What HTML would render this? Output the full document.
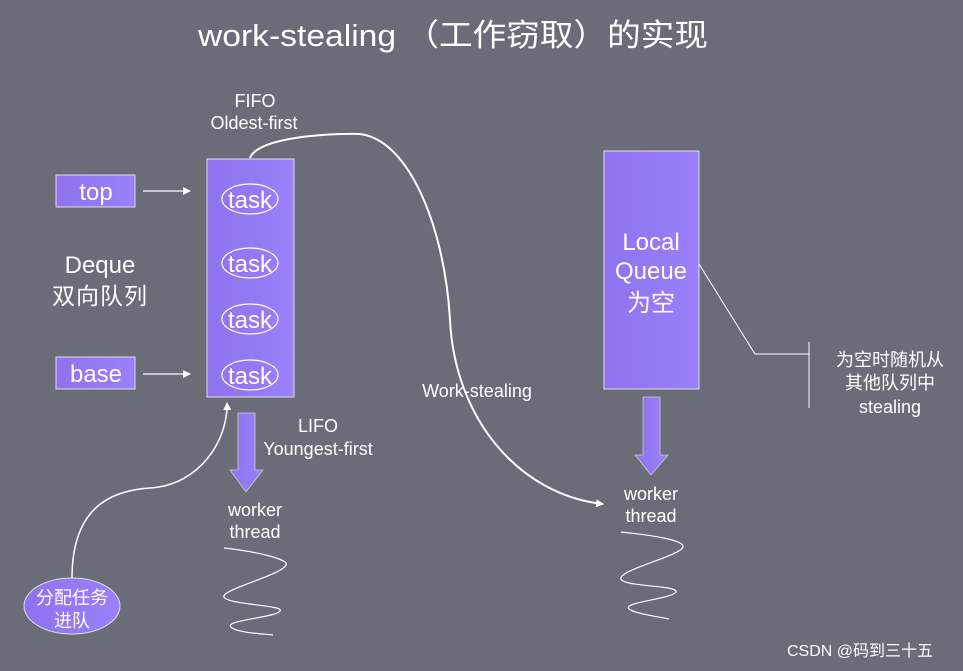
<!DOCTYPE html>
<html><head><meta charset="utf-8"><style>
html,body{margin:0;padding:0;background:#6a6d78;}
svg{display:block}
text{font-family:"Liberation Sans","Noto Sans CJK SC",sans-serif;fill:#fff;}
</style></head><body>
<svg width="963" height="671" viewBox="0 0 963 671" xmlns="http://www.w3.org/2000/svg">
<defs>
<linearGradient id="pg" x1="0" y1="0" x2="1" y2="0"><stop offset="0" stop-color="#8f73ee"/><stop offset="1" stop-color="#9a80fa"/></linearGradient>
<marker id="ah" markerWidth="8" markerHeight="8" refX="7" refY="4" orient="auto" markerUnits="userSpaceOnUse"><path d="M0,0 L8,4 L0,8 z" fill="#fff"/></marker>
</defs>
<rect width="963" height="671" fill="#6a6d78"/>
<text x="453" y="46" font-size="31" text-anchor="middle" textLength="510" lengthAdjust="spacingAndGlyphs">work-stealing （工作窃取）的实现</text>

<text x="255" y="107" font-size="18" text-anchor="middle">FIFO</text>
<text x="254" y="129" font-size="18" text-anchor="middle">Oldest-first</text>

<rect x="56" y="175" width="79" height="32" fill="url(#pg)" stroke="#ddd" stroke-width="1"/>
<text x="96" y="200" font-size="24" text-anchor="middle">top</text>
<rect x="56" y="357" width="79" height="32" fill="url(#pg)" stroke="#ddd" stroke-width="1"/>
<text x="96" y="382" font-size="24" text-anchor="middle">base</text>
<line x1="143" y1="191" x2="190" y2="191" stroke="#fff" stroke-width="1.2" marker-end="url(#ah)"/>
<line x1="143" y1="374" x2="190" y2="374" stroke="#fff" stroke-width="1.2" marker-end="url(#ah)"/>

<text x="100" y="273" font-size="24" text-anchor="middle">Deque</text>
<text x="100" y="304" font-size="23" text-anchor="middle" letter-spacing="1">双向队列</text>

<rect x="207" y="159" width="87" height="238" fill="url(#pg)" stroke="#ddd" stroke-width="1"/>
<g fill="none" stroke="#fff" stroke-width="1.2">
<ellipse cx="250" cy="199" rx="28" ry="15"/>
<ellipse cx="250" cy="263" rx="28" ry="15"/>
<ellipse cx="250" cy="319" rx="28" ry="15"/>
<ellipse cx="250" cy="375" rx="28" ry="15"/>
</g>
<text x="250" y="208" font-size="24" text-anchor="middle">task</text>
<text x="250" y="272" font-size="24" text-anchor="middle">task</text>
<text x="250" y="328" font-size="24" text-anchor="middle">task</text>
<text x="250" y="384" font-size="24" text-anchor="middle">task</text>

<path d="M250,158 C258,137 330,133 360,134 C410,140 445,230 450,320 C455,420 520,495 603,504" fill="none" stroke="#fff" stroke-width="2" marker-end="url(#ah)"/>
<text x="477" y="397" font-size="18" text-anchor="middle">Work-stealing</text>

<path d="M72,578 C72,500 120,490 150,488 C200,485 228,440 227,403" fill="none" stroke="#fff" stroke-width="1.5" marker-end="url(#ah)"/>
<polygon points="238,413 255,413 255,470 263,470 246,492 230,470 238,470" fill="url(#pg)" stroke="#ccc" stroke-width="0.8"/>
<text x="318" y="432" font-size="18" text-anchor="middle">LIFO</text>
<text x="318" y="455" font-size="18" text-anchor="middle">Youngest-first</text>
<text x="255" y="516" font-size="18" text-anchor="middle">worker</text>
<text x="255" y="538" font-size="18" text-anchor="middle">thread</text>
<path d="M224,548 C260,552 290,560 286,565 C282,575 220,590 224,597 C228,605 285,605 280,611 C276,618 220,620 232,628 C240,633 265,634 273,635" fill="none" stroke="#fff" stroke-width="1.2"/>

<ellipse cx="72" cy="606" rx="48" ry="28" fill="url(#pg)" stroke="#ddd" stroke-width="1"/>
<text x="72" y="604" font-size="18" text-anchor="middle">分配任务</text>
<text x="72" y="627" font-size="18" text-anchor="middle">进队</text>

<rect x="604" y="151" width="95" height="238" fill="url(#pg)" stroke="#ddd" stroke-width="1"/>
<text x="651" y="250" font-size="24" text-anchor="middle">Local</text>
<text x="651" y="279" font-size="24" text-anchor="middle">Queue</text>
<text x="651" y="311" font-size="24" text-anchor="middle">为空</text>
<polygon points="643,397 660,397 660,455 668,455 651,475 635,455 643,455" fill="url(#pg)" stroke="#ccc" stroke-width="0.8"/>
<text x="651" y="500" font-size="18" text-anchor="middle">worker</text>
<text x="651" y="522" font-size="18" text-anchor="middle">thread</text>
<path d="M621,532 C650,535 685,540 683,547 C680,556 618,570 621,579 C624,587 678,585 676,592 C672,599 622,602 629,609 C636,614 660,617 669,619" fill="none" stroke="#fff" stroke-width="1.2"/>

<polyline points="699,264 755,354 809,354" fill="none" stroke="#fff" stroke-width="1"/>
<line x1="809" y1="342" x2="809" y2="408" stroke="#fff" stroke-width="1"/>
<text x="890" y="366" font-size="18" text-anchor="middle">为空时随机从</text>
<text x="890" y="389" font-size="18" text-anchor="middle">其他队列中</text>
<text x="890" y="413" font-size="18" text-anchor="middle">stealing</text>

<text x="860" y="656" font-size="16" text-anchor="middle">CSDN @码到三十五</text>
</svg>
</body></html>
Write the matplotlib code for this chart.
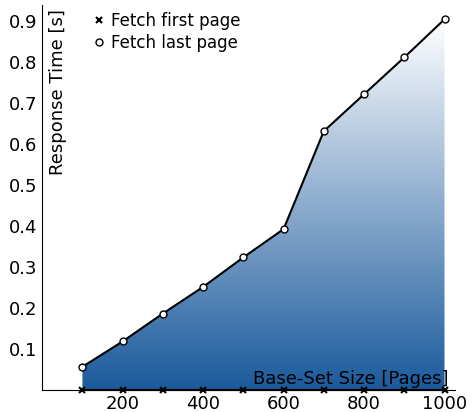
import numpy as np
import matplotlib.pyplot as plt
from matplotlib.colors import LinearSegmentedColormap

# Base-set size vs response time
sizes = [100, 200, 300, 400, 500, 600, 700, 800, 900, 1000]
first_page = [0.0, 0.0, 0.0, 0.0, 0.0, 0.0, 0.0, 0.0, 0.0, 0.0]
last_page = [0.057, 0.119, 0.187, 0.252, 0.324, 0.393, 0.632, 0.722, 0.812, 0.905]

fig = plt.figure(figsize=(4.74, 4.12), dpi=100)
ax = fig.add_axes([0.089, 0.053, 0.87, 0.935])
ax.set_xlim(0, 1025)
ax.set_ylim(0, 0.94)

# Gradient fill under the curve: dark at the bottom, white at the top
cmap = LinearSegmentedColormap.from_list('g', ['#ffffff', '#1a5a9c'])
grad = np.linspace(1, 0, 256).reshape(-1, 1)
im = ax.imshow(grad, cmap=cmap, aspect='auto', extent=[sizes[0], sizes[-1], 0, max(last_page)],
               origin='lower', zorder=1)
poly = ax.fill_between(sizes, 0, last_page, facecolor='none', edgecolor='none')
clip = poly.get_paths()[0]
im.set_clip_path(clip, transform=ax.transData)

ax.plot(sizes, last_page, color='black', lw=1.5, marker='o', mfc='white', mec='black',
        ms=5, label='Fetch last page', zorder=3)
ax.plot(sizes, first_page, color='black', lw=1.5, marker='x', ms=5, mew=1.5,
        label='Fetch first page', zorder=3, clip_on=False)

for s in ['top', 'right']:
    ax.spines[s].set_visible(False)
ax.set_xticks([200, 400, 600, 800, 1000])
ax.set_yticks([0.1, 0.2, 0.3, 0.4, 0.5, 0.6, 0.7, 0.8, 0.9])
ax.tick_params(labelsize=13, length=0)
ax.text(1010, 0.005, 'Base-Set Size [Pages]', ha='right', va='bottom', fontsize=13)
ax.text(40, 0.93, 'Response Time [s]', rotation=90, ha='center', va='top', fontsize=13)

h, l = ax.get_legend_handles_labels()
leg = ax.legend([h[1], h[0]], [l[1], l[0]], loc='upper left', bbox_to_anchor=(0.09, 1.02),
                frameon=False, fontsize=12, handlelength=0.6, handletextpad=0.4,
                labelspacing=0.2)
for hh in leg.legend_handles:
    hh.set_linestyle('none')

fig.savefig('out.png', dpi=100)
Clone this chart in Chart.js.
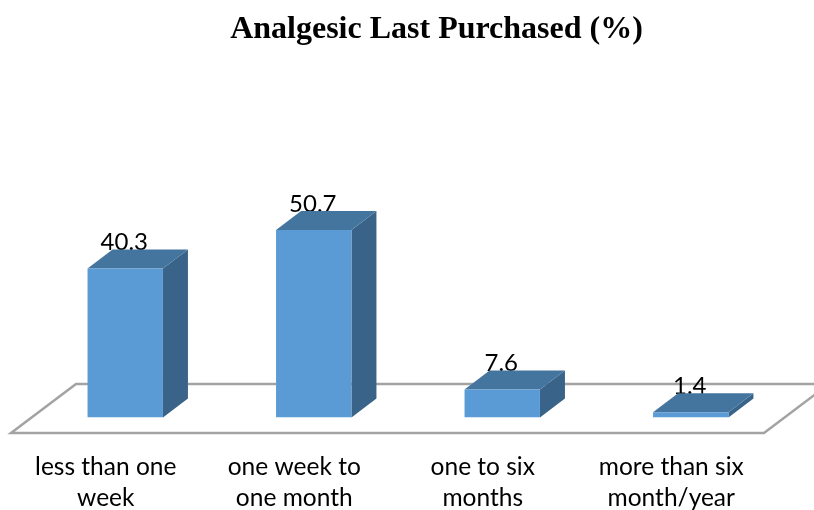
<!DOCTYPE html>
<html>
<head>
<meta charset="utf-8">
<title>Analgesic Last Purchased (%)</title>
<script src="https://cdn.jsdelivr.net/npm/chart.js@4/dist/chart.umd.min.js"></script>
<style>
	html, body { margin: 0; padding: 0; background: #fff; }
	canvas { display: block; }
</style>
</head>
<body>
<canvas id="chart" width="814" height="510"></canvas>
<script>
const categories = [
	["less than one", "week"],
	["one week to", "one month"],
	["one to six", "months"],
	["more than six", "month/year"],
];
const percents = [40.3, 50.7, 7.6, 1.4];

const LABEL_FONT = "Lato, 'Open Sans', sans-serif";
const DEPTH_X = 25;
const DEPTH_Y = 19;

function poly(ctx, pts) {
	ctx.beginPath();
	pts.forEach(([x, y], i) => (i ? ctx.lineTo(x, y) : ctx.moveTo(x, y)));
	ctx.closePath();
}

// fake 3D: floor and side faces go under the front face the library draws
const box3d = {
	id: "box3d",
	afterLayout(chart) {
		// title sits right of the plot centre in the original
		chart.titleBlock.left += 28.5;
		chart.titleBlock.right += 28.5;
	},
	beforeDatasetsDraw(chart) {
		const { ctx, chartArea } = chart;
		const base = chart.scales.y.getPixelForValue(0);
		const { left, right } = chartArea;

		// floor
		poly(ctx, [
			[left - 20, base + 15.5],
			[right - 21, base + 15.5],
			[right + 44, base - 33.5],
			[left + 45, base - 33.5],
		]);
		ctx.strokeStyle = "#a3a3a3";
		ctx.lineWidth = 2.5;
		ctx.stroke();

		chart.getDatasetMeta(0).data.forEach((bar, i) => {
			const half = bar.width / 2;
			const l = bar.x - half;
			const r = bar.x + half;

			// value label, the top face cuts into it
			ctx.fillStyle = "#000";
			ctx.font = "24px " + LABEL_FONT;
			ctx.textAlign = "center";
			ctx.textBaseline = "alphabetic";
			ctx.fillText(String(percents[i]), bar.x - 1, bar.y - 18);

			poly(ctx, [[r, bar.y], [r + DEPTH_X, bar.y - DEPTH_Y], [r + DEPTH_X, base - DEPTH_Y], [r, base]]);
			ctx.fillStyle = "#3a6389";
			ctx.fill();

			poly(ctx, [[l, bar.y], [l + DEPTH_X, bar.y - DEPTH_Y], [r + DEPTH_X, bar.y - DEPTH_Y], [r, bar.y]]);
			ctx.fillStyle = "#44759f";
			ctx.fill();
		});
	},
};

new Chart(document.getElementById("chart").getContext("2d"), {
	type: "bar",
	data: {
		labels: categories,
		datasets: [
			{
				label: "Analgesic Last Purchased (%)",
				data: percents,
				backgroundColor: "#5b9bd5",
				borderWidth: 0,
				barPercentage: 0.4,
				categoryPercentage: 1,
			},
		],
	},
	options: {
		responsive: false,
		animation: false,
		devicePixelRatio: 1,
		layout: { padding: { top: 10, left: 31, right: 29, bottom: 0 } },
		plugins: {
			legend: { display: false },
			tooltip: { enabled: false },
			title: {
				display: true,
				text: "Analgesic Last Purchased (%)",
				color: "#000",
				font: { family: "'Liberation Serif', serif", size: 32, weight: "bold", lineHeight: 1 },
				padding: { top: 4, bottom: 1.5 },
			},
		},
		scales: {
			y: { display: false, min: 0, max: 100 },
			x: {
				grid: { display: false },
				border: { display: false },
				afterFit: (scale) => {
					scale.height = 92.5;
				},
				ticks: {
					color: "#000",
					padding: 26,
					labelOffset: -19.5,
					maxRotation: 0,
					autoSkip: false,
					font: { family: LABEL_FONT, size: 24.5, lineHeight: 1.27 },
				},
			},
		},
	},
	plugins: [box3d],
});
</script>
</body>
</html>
----------
Description of the task:
Pictures are not part of the copy. Reproduce the lines from the one containing "Write the matplotlib code for this chart." through the one containing "ax.set_ylim(0, 0.94)", exactly and nothing more.

Solved problem:
Write the matplotlib code for this chart.
import numpy as np
import matplotlib.pyplot as plt
from matplotlib.colors import LinearSegmentedColormap

# Base-set size vs response time
sizes = [100, 200, 300, 400, 500, 600, 700, 800, 900, 1000]
first_page = [0.0, 0.0, 0.0, 0.0, 0.0, 0.0, 0.0, 0.0, 0.0, 0.0]
last_page = [0.057, 0.119, 0.187, 0.252, 0.324, 0.393, 0.632, 0.722, 0.812, 0.905]

fig = plt.figure(figsize=(4.74, 4.12), dpi=100)
ax = fig.add_axes([0.089, 0.053, 0.87, 0.935])
ax.set_xlim(0, 1025)
ax.set_ylim(0, 0.94)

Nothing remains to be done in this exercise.